Weights & Biases (**W&B**) helps monitor fine-tuning progress. 

In [None]:
wandb_integration = {"type": "wandb", "wandb": {"project": "gpt-pricer"}}

In [None]:
train_file 

In [None]:
train_file.id

#### **Start Fine-Tuning**  


In [None]:
openai.fine_tuning.jobs.create(
    training_file=train_file.id,
    validation_file=validation_file.id,
    model="gpt-4o-mini-2024-07-18",
    seed=42,
    hyperparameters={"n_epochs": 1},
    integrations=[wandb_integration],
    suffix="pricer"
)

**Note:** The **suffix** makes it easier to identify the fine-tuned model.

---

#### **Monitoring and Retrieving the Fine-Tuned Model** 

In [None]:
openai.fine_tuning.jobs.list(limit=1)


#### **Retrieve Fine-Tuned Model Name**  


In [None]:
job_id = openai.fine_tuning.jobs.list(limit=1).data[0].id

In [None]:
job_id

In [None]:
openai.fine_tuning.jobs.retrieve(job_id)

In [None]:
openai.fine_tuning.jobs.list_events(fine_tuning_job_id=job_id, limit=10).data

## **Step 3: Test our fine tuned model**

In [None]:
fine_tuned_model_name = openai.fine_tuning.jobs.retrieve(job_id).fine_tuned_model

In [None]:
fine_tuned_model_name

In [None]:
# The prompt

def messages_for(item):
    system_message = "You estimate prices of items.

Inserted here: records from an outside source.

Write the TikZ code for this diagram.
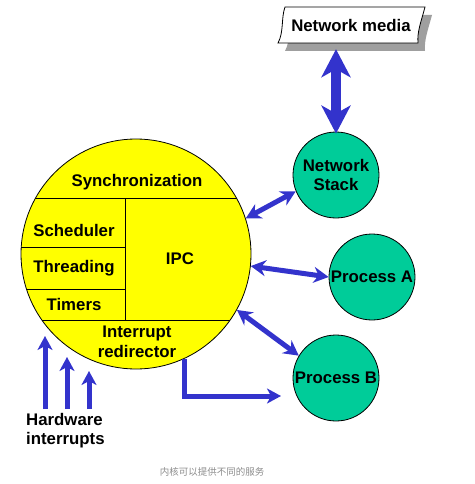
\documentclass[tikz,border=0pt]{standalone}
\usepackage{fontspec}
\setmainfont{Liberation Sans}
\newfontfamily\cjk{Noto Sans CJK SC}
\usetikzlibrary{arrows.meta,calc}
\definecolor{arrblue}{RGB}{51,51,204}
\definecolor{procgreen}{RGB}{0,204,153}
\definecolor{coreyellow}{RGB}{255,255,0}
\tikzset{
  lbl/.style={font=\fontsize{16.8}{19.5}\selectfont\bfseries, inner sep=0pt, align=center},
  proc/.style={circle, draw=black, line width=0.8pt, fill=procgreen, minimum size=86pt, inner sep=0pt, lbl},
  dblarrow/.style={draw=arrblue, line width=5pt, {Stealth[length=15pt,width=16pt,inset=5pt]}-{Stealth[length=15pt,width=16pt,inset=5pt]}},
  onearrow/.style={draw=arrblue, line width=5pt, -{Stealth[length=14pt,width=15pt,inset=4pt]}},
  bigarrow/.style={draw=arrblue, line width=10pt, {Stealth[length=28pt,width=29pt,inset=8pt]}-{Stealth[length=28pt,width=29pt,inset=8pt]}},
  divline/.style={draw=black, line width=0.8pt}
}
\begin{document}
\begin{tikzpicture}[x=1pt,y=-1pt]
\useasboundingbox (0,0) rectangle (474,484);
% core circle
\node[circle, draw=black, line width=0.8pt, fill=coreyellow, minimum size=230pt, inner sep=0pt] (core) at (136,254) {};
\begin{scope}
  \clip (136,254) circle (115pt);
  \draw[divline] (0,198) -- (260,198);
  \draw[divline] (0,320) -- (260,320);
  \draw[divline] (125,198) -- (125,320);
  \draw[divline] (0,247) -- (125,247);
  \draw[divline] (0,289) -- (125,289);
\end{scope}
\node[lbl] (sync) at (137,182) {Synchronization};
\node[lbl] (sched) at (74,230) {Scheduler};
\node[lbl] (thread) at (74,268) {Threading};
\node[lbl] (timers) at (74,304) {Timers};
\node[lbl] (ipc) at (180,259) {IPC};
\node[lbl] (irq) at (137,342) {Interrupt\\redirector};
% process circles
\node[proc] (ns) at (336,175) {Network\\Stack};
\node[proc] (pa) at (372,277) {Process A};
\node[proc] (pb) at (336,378) {Process B};
% network media banner
\fill[gray!75] (292,15) -- (432,15) .. controls (428,30) and (424,40) .. (425,51) -- (285,51) .. controls (291,40) and (288,26) .. (292,15) -- cycle;
\draw[fill=white, line width=0.8pt] (285,7) -- (425,7) .. controls (421,22) and (417,32) .. (418,43) -- (278,43) .. controls (284,32) and (281,18) .. (285,7) -- cycle;
\node[lbl, minimum width=140pt, minimum height=36pt] (media) at (351,25) {Network media};
% arrows
\draw[bigarrow] (ns.north |- media.south) ++(0,6) -- ([yshift=-2pt]ns.north);
\draw[dblarrow] (core.18) -- (ns.202);
\draw[dblarrow] (core.-6) -- (pa.west);
\draw[dblarrow] (core.-29) -- (pb.149);
\coordinate (elbowend) at (281,396);
\draw[onearrow, line join=miter] (core.-65) |- (elbowend);
% hardware interrupts
\coordinate (h1b) at (45,409); \coordinate (h1t) at (45,336);
\coordinate (h2b) at (67,409); \coordinate (h2t) at (67,357);
\coordinate (h3b) at (89,409); \coordinate (h3t) at (89,371);
\draw[onearrow] (h1b) -- (h1t);
\draw[onearrow] (h2b) -- (h2t);
\draw[onearrow] (h3b) -- (h3t);
\node[lbl, align=left, anchor=north west] (hw) at (26,413) {Hardware\\interrupts};
% caption
\node[inner sep=0pt, text=black!45, font=\cjk\fontsize{9.5}{11}\selectfont] (cap) at (212,472) {内核可以提供不同的服务};
\end{tikzpicture}
\end{document}
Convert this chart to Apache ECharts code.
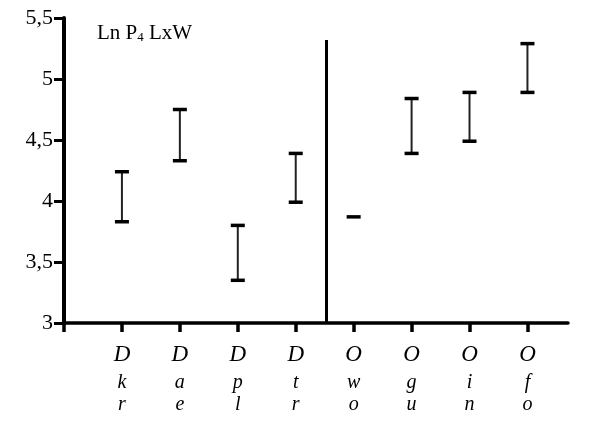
<!DOCTYPE html>
<html><head><meta charset="utf-8">
<script src="https://cdn.jsdelivr.net/npm/echarts@6/dist/echarts.min.js"></script>
<style>html,body{margin:0;padding:0;background:#fff}#c{width:600px;height:425px}</style>
</head><body><div id="c"></div>
<script>
const categories = [['D','k','r'],['D','a','e'],['D','p','l'],['D','t','r'],['O','w','o'],['O','g','u'],['O','i','n'],['O','f','o']];
const lowValues  = [3.83, 4.33, 3.35, 3.99, 3.87, 4.39, 4.49, 4.89];
const highValues = [4.24, 4.75, 3.80, 4.39, 3.87, 4.84, 4.89, 5.29];
const yTicks = [3, 3.5, 4, 4.5, 5, 5.5];
const dividerX = 4.52;
const dividerTop = 5.32;
const titleText = 'Ln P{sub|4} LxW';

const positions = categories.map((c, i) => i + 1);
const barData = positions.map((p, i) => [p, lowValues[i], highValues[i]]);

const chart = echarts.init(document.getElementById('c'), null, {renderer: 'canvas'});
chart.setOption({
  animation: false,
  backgroundColor: '#fff',
  grid: {left: 64, right: 32, top: 18, bottom: 102},
  title: {
    text: titleText, left: 97, top: 22, padding: 0,
    textStyle: {fontFamily: 'Liberation Serif', fontSize: 21, fontWeight: 'normal', color: '#000',
      rich: {sub: {fontFamily: 'Liberation Serif', fontSize: 13, verticalAlign: 'bottom', padding: [9,0,0,0], color: '#000'}}}
  },
  xAxis: {
    type: 'value', min: 0, max: 8.7, interval: 1,
    splitLine: {show: false},
    axisLine: {show: true, lineStyle: {color: '#000', width: 3.5}},
    axisTick: {show: true, customValues: [0].concat(positions), length: 9, lineStyle: {color: '#000', width: 3.5}},
    axisLabel: {
      customValues: positions, margin: 15,
      formatter: v => { const c = categories[Math.round(v) - 1]; return c ? '{a|' + c[0] + '}\n{b|' + c[1] + '}\n{b|' + c[2] + '}' : ''; },
      rich: {
        a: {fontFamily: 'Liberation Serif', fontStyle: 'italic', fontSize: 23, lineHeight: 34, color: '#000'},
        b: {fontFamily: 'Liberation Serif', fontStyle: 'italic', fontSize: 20, lineHeight: 22, color: '#000'}
      }
    }
  },
  yAxis: {
    type: 'value', min: 3, max: 5.5, interval: 0.5,
    splitLine: {show: false},
    axisLine: {show: true, lineStyle: {color: '#000', width: 4}},
    axisTick: {show: true, length: 10, lineStyle: {color: '#000', width: 3}},
    axisLabel: {
      margin: 11, fontFamily: 'Liberation Serif', fontSize: 22, color: '#000',
      formatter: v => yTicks.includes(v) ? String(v).replace('.', ',') : ''
    }
  },
  series: [
    {
      type: 'custom',
      data: barData,
      clip: false,
      renderItem: (params, api) => {
        const x = api.value(0);
        const lo = api.coord([x, api.value(1)]);
        const hi = api.coord([x, api.value(2)]);
        const hw = 7;
        const children = [];
        if (Math.abs(lo[1] - hi[1]) > 1) {
          children.push({type: 'line', shape: {x1: lo[0], y1: lo[1], x2: hi[0], y2: hi[1]}, style: {stroke: '#222', lineWidth: 2}});
          children.push({type: 'line', shape: {x1: lo[0] - hw, y1: lo[1], x2: lo[0] + hw, y2: lo[1]}, style: {stroke: '#000', lineWidth: 3.5}});
        }
        children.push({type: 'line', shape: {x1: hi[0] - hw, y1: hi[1], x2: hi[0] + hw, y2: hi[1]}, style: {stroke: '#000', lineWidth: 3.5}});
        return {type: 'group', children};
      }
    },
    {
      type: 'line', data: [], silent: true,
      markLine: {
        symbol: ['none', 'none'], silent: true, label: {show: false},
        lineStyle: {color: '#000', width: 3, type: 'solid'},
        data: [[{coord: [dividerX, 3]}, {coord: [dividerX, dividerTop]}]]
      }
    }
  ]
});
</script></body></html>
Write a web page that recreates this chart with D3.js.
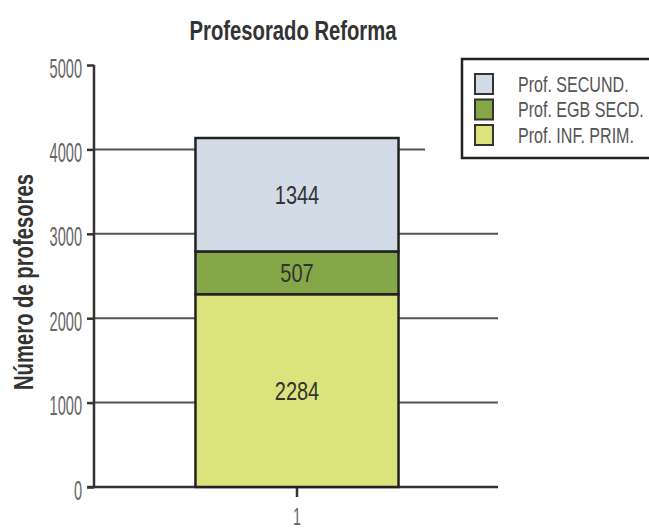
<!DOCTYPE html>
<html>
<head>
<meta charset="utf-8">
<script src="https://cdn.jsdelivr.net/npm/d3@7"></script>
<style>
  body { margin: 0; background: #fff; }
  svg { display: block; }
  text { font-family: "Liberation Sans", Arial, sans-serif; }
</style>
</head>
<body>
<svg id="chart"></svg>
<script>
// data
const categories = ["1"];
const seriesNames = ["Prof. INF. PRIM.", "Prof. EGB SECD.", "Prof. SECUND."];
const infPrim = [2284];
const egbSecd = [507];
const secund = [1344];
const yTicks = [0, 1000, 2000, 3000, 4000, 5000];
const colors = ["#dbe47c", "#86a748", "#d3dbe6"];

const W = 649, H = 530;
const margin = {left: 94, right: 151, top: 65, bottom: 43};

const svg = d3.select("#chart").attr("width", W).attr("height", H);

// squeeze text horizontally (condensed look) with a scale transform
function condense(sel, k) {
  sel.each(function() {
    const t = d3.select(this);
    const tx = +t.attr("x") || 0, ty = +t.attr("y") || 0;
    const prior = t.attr("transform") || "";
    t.attr("transform", `${prior} translate(${tx},${ty}) scale(${k},1)`)
      .attr("x", 0).attr("y", 0);
  });
}

// stacking
const rows = categories.map((c, i) => ({cat: c, 0: infPrim[i], 1: egbSecd[i], 2: secund[i]}));
const stack = d3.stack().keys([0, 1, 2])(rows);

const x = d3.scaleBand().domain(categories)
  .range([margin.left + 4, W - margin.right - 2]).paddingInner(0).paddingOuter(0.48);
const y = d3.scaleLinear().domain([0, 5000]).range([H - margin.bottom, margin.top]);

// gridlines (top one stops before legend)
svg.append("g").selectAll("line")
  .data(yTicks.filter(t => t > 0 && t < 5000))
  .join("line")
  .attr("x1", margin.left)
  .attr("x2", d => d === 4000 ? 425 : W - margin.right)
  .attr("y1", d => y(d)).attr("y2", d => y(d))
  .attr("stroke", "#555").attr("stroke-width", 2);

// y axis
svg.append("g")
  .attr("transform", `translate(${margin.left},0)`)
  .call(d3.axisLeft(y).tickValues(yTicks).tickSize(7).tickPadding(5).tickFormat(d3.format("d")))
  .call(g => g.select(".domain").attr("stroke", "#333").attr("stroke-width", 2.5).attr("d", `M0,${y(0)}V${y(5000)}`))
  .call(g => g.selectAll(".tick line").attr("stroke", "#333").attr("stroke-width", 2.5))
  .call(g => g.selectAll("text").attr("font-size", 27).attr("dy", "0.45em").attr("fill", "#666").call(condense, 0.54));

// x axis
svg.append("g")
  .attr("transform", `translate(0,${y(0)})`)
  .call(d3.axisBottom(x).tickSize(10).tickPadding(11))
  .call(g => g.select(".domain").attr("stroke", "#333").attr("stroke-width", 2.5)
    .attr("d", `M${margin.left - 7},0H${W - margin.right}`))
  .call(g => g.selectAll(".tick line").attr("stroke", "#333").attr("stroke-width", 2.5))
  .call(g => g.selectAll("text").attr("font-size", 24).attr("fill", "#666").call(condense, 0.6));

// bars
const layers = svg.append("g").selectAll("g").data(stack).join("g")
  .attr("fill", (d, i) => colors[i]);

layers.selectAll("rect").data(d => d).join("rect")
  .attr("x", d => x(d.data.cat))
  .attr("width", x.bandwidth())
  .attr("y", d => y(d[1]))
  .attr("height", d => y(d[0]) - y(d[1]))
  .attr("stroke", "#222").attr("stroke-width", 2.5);

layers.selectAll("text").data(d => d).join("text")
  .attr("x", d => x(d.data.cat) + x.bandwidth() / 2)
  .attr("y", d => (y(d[0]) + y(d[1])) / 2)
  .attr("dy", "0.36em")
  .attr("text-anchor", "middle")
  .attr("font-size", 25)
  .attr("fill", "#333")
  .text(d => d[1] - d[0])
  .call(condense, 0.8);

// title
svg.append("text")
  .attr("x", 293).attr("y", 40)
  .attr("text-anchor", "middle")
  .attr("font-size", 27).attr("font-weight", "bold").attr("fill", "#333")
  .text("Profesorado Reforma")
  .call(condense, 0.75);

// y title
svg.append("text")
  .attr("transform", `translate(33,${(y(0) + y(5000)) / 2 + 6}) rotate(-90)`)
  .attr("text-anchor", "middle")
  .attr("font-size", 27).attr("font-weight", "bold").attr("fill", "#333")
  .text("Número de profesores")
  .call(condense, 0.75);

// legend
const leg = svg.append("g").attr("transform", "translate(462,59)");
leg.append("rect").attr("x", 0).attr("y", 0).attr("width", 215).attr("height", 99)
  .attr("fill", "#fff").attr("stroke", "#222").attr("stroke-width", 2.5);
const order = [2, 1, 0];
const items = leg.selectAll("g.item").data(order).join("g")
  .attr("class", "item")
  .attr("transform", (d, i) => `translate(0,${25 + i * 25.5})`);
items.append("rect")
  .attr("x", 13).attr("y", -10).attr("width", 18).attr("height", 20)
  .attr("fill", d => colors[d]).attr("stroke", "#333").attr("stroke-width", 2);
items.append("text")
  .attr("x", 56).attr("y", 0).attr("dy", "0.36em")
  .attr("font-size", 22).attr("fill", "#555")
  .text(d => seriesNames[d])
  .call(condense, 0.73);
</script>
</body>
</html>
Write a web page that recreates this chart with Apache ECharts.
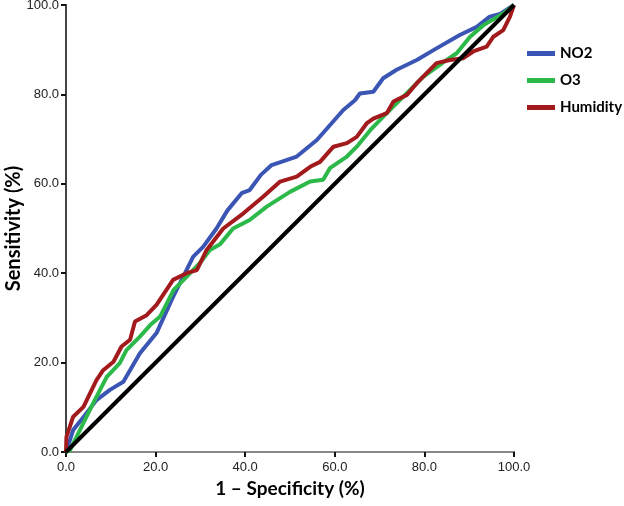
<!DOCTYPE html>
<html>
<head>
<meta charset="utf-8">
<script src="https://cdn.jsdelivr.net/npm/echarts@6/dist/echarts.min.js"></script>
<style>
  html, body { margin: 0; padding: 0; background: #fff; }
  #chart { width: 624px; height: 506px; }
</style>
</head>
<body>
<div id="chart"></div>
<script>
// ROC curves, values: [1 - specificity, sensitivity] in %
const no2 = [[0,0],[1.6,4.9],[3.1,6.8],[6.8,11.6],[9.8,13.9],[12.8,15.7],[16.5,22.1],[20.2,26.6],
  [23.9,34.7],[28.4,43.7],[30.6,45.9],[33.6,50],[36,54],[39.2,57.9],[41,58.6],[43.5,62],[45.9,64.2],
  [51.5,66.1],[56,69.8],[61.9,76.5],[64.5,78.7],[65.6,80.2],[68.6,80.6],[70.8,83.6],[73.8,85.5],
  [78.3,87.7],[82.7,90.3],[87.9,93.3],[91.7,95.1],[94.6,97.4],[96.9,98],[100,100]];
const o3 = [[0,0],[0.9,0.4],[3.1,4.9],[6.1,11],[9.1,16.8],[12,19.9],[13.5,22.8],[16.5,25.8],
  [18.8,28.4],[21,30.3],[24,36.2],[26.9,39.2],[29.9,42.3],[32.1,45.2],[34.4,46.5],[37.3,50],
  [41,51.9],[44.8,54.9],[50,58.2],[54.5,60.5],[57.4,60.9],[58.9,63.5],[62.7,66.1],[64.9,68.3],
  [67.9,72],[71.6,75.8],[75.3,79.5],[79.8,84],[85,87.7],[87.2,89.2],[90.2,92.9],[93.2,95.5],
  [97.6,98.1],[100,100]];
const humidity = [[0,0],[0.1,3.4],[1.6,7.9],[3.9,10.1],[6.8,16.1],[8.3,18.3],[10.6,20.2],[12.4,23.6],
  [14.3,25.1],[15.4,29.2],[18,30.6],[20.2,32.9],[23.9,38.5],[26.9,40],[29.2,40.7],[31.4,45.2],
  [35.1,50],[39.6,53.4],[44,57.1],[47.8,60.5],[51.5,61.6],[54.5,63.8],[56.7,64.9],[59.7,68.3],
  [62.7,69.1],[64.9,70.5],[67.1,73.5],[68.6,74.6],[71.6,75.8],[73.1,78.4],[76.1,79.9],[78.3,82.5],
  [82.7,87],[85.7,87.7],[88.7,88.1],[90.9,89.6],[93.9,90.7],[95.4,92.9],[97.6,94.4],[99.1,97.4],
  [100,100]];
const reference = [[0,0],[100,100]];
const seriesNames = ['NO2', 'O3', 'Humidity'];
const tickLabels = ['0.0', '20.0', '40.0', '60.0', '80.0', '100.0'];

const chart = echarts.init(document.getElementById('chart'));
const tickFmt = v => tickLabels[Math.round(v / 20)];
const titleFont = { fontFamily: 'Lato', fontWeight: 'bold', fontSize: 19, color: '#000' };
const labelFont = { fontFamily: 'Liberation Sans', fontSize: 13, color: '#222' };

const option = {
  animation: false,
  grid: { left: 66, right: 110, top: 5, bottom: 54, outerBoundsMode: 'none' },
  legend: {
    data: seriesNames,
    orient: 'vertical',
    left: 527,
    top: 46,
    padding: 0,
    icon: 'rect',
    itemWidth: 28,
    itemHeight: 5,
    itemGap: 12,
    textStyle: { fontFamily: 'Lato', fontWeight: 'bold', fontSize: 15, color: '#000' }
  },
  xAxis: [
    {
      type: 'value', min: 0, max: 100, interval: 20, position: 'bottom',
      name: '1 – Specificity (%)', nameLocation: 'middle', nameGap: 26, nameTextStyle: titleFont,
      axisLine: { lineStyle: { color: '#111', width: 2 } },
      axisTick: { show: true, length: 5, lineStyle: { color: '#111', width: 2 } },
      axisLabel: Object.assign({ formatter: tickFmt, margin: 9 }, labelFont),
      splitLine: { show: false }
    },
    {
      type: 'value', min: 0, max: 100, position: 'top',
      axisLine: { lineStyle: { color: '#888', width: 2 } },
      axisTick: { show: false }, axisLabel: { show: false }, splitLine: { show: false }
    }
  ],
  yAxis: [
    {
      type: 'value', min: 0, max: 100, interval: 20, position: 'left',
      name: 'Sensitivity (%)', nameLocation: 'middle', nameGap: 42, nameMoveOverlap: false,
      nameTextStyle: Object.assign({}, titleFont, { fontSize: 20 }),
      axisLine: { lineStyle: { color: '#111', width: 2 } },
      axisTick: { show: true, length: 5, lineStyle: { color: '#111', width: 2 } },
      axisLabel: Object.assign({ formatter: tickFmt, margin: 7 }, labelFont),
      splitLine: { show: false }
    },
    {
      type: 'value', min: 0, max: 100, position: 'right',
      axisLine: { lineStyle: { color: '#444', width: 2 } },
      axisTick: { show: false }, axisLabel: { show: false }, splitLine: { show: false }
    }
  ],
  series: [
    { name: 'NO2', type: 'line', data: no2, showSymbol: false, color: '#3a55b4',
      lineStyle: { width: 4 } },
    { name: 'O3', type: 'line', data: o3, showSymbol: false, color: '#2db84a',
      lineStyle: { width: 4 } },
    { name: 'Humidity', type: 'line', data: humidity, showSymbol: false, color: '#a31a1d',
      lineStyle: { width: 4 } },
    { name: 'Reference', type: 'line', data: reference, showSymbol: false, color: '#000',
      lineStyle: { width: 4 } }
  ]
};

chart.setOption(option);
</script>
</body>
</html>
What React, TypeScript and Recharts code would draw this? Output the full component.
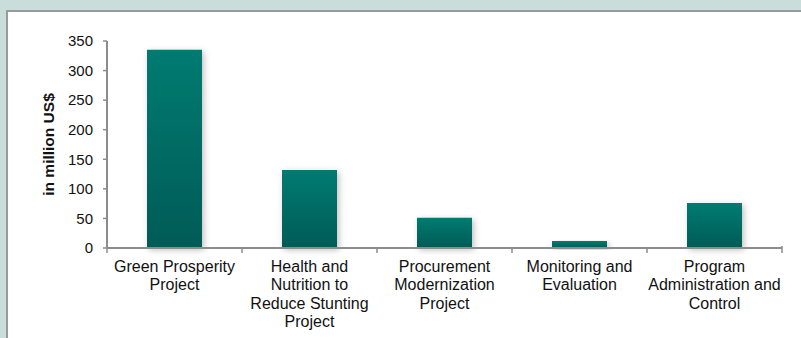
import { BarChart, Bar, XAxis, YAxis } from 'recharts';

const categories = [
  'Green Prosperity\nProject',
  'Health and\nNutrition to\nReduce Stunting\nProject',
  'Procurement\nModernization\nProject',
  'Monitoring and\nEvaluation',
  'Program\nAdministration and\nControl',
];
const funding = [335, 132, 51, 12, 76];
const yTicks = [0, 50, 100, 150, 200, 250, 300, 350];

const AXIS = '#8c8c8c';
const FONT = '"Liberation Sans", Arial, sans-serif';

const chartData = categories.map((name, i) => ({ name, value: funding[i] }));

// multi-line category label plus the boundary tick marks
function CategoryTick(props: any) {
  const { x, y, payload, index, visibleTicksCount } = props;
  const lines = String(payload.value).split('\n');
  const half = payload.offset ?? 67.5;
  const isLast = index === visibleTicksCount - 1;
  return (
    <g>
      <line x1={x - half} x2={x - half} y1={y} y2={y + 5} stroke={AXIS} strokeWidth={1.5} />
      {isLast && (
        <line x1={x + half} x2={x + half} y1={y - 2} y2={y + 5} stroke={AXIS} strokeWidth={1.5} />
      )}
      <text x={x} y={y + 24} textAnchor="middle" fontSize={16} fill="#111" fontFamily={FONT}>
        {lines.map((l, i) => (
          <tspan key={i} x={x} dy={i === 0 ? 0 : 18.3}>
            {l}
          </tspan>
        ))}
      </text>
    </g>
  );
}

function YLabel(props: any) {
  const { viewBox } = props;
  const cx = viewBox.x + 48;
  const cy = viewBox.y + viewBox.height / 2;
  return (
    <text
      x={cx}
      y={cy}
      transform={`rotate(-90, ${cx}, ${cy})`}
      textAnchor="middle"
      dominantBaseline="central"
      fontSize={15.5}
      fontWeight="bold"
      fill="#111"
      fontFamily={FONT}
    >
      in million US$
    </text>
  );
}

export default function App() {
  return (
    <div
      style={{
        position: 'fixed',
        left: 0,
        top: 0,
        width: 801,
        height: 338,
        background: '#c9dedb',
        fontFamily: FONT,
      }}
    >
      <div
        style={{
          position: 'absolute',
          left: 6,
          top: 10,
          right: 0,
          bottom: 0,
          background: '#fff',
          borderLeft: '2px solid #9a9a9a',
          borderTop: '2px solid #9a9a9a',
        }}
      />
      <div style={{ position: 'absolute', left: 0, top: 0 }}>
        <BarChart
          width={801}
          height={338}
          data={chartData}
          margin={{ top: 41, right: 19, bottom: 0, left: 0 }}
        >
          <defs>
            <linearGradient id="barFill" x1="0" y1="0" x2="0" y2="1">
              <stop offset="0%" stopColor="#037b71" />
              <stop offset="100%" stopColor="#035b56" />
            </linearGradient>
            <filter id="barShadow" x="-30%" y="-10%" width="160%" height="130%">
              <feDropShadow dx="2" dy="2" stdDeviation="3" floodColor="#000" floodOpacity="0.25" />
            </filter>
          </defs>
          <XAxis
            dataKey="name"
            height={90}
            interval={0}
            tickSize={0}
            tickMargin={0}
            tickLine={false}
            axisLine={{ stroke: AXIS, strokeWidth: 2 }}
            tick={<CategoryTick />}
          />
          <YAxis
            width={107}
            domain={[0, 350]}
            ticks={yTicks}
            interval={0}
            tickSize={4}
            tickMargin={10}
            axisLine={{ stroke: AXIS, strokeWidth: 2 }}
            tickLine={{ stroke: AXIS, strokeWidth: 1.5 }}
            tick={{ fontSize: 15, fill: '#111', fontFamily: FONT }}
            label={<YLabel />}
          />
          <Bar
            dataKey="value"
            barSize={55}
            fill="url(#barFill)"
            filter="url(#barShadow)"
            isAnimationActive={false}
          />
        </BarChart>
      </div>
    </div>
  );
}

Reply only with the price, no explanation"
    user_prompt = item.test_prompt().replace(" to the nearest dollar","").replace("\n\nPrice is $","")
    return [
        {"role": "system", "content": system_message},
        {"role": "user", "content": user_prompt},
        {"role": "assistant", "content": "Price is $"}
    ]

In [None]:
# Try this out

messages_for(test[0])

#### **Extract Price from Text Output**  


In [None]:
def get_price(s):
    s = s.replace('$', '').replace(',', '')
    match = re.search(r"[-+]?\d*\.\d+|\d+", s)
    return float(match.group()) if match else 0

In [None]:
get_price("The price is roughly $99.99 because blah blah")

### **Testing the Fine-Tuned Model**  

In [None]:
def gpt_fine_tuned(item):
    response = openai.chat.completions.create(
        model=fine_tuned_model_name, 
        messages=messages_for(item),
        seed=42,
        max_tokens=7
    )
    reply = response.choices[0].message.content
    return get_price(reply)

#### **Run the Model on Test Data**  


In [None]:
print(test[0].price)  # Actual price
print(gpt_fine_tuned(test[0]))  # Predicted price

#### **Evaluate Model Performance**  


In [None]:
Tester.test(gpt_fine_tuned, test)


**Note:** The model is tested on unseen data to measure accuracy.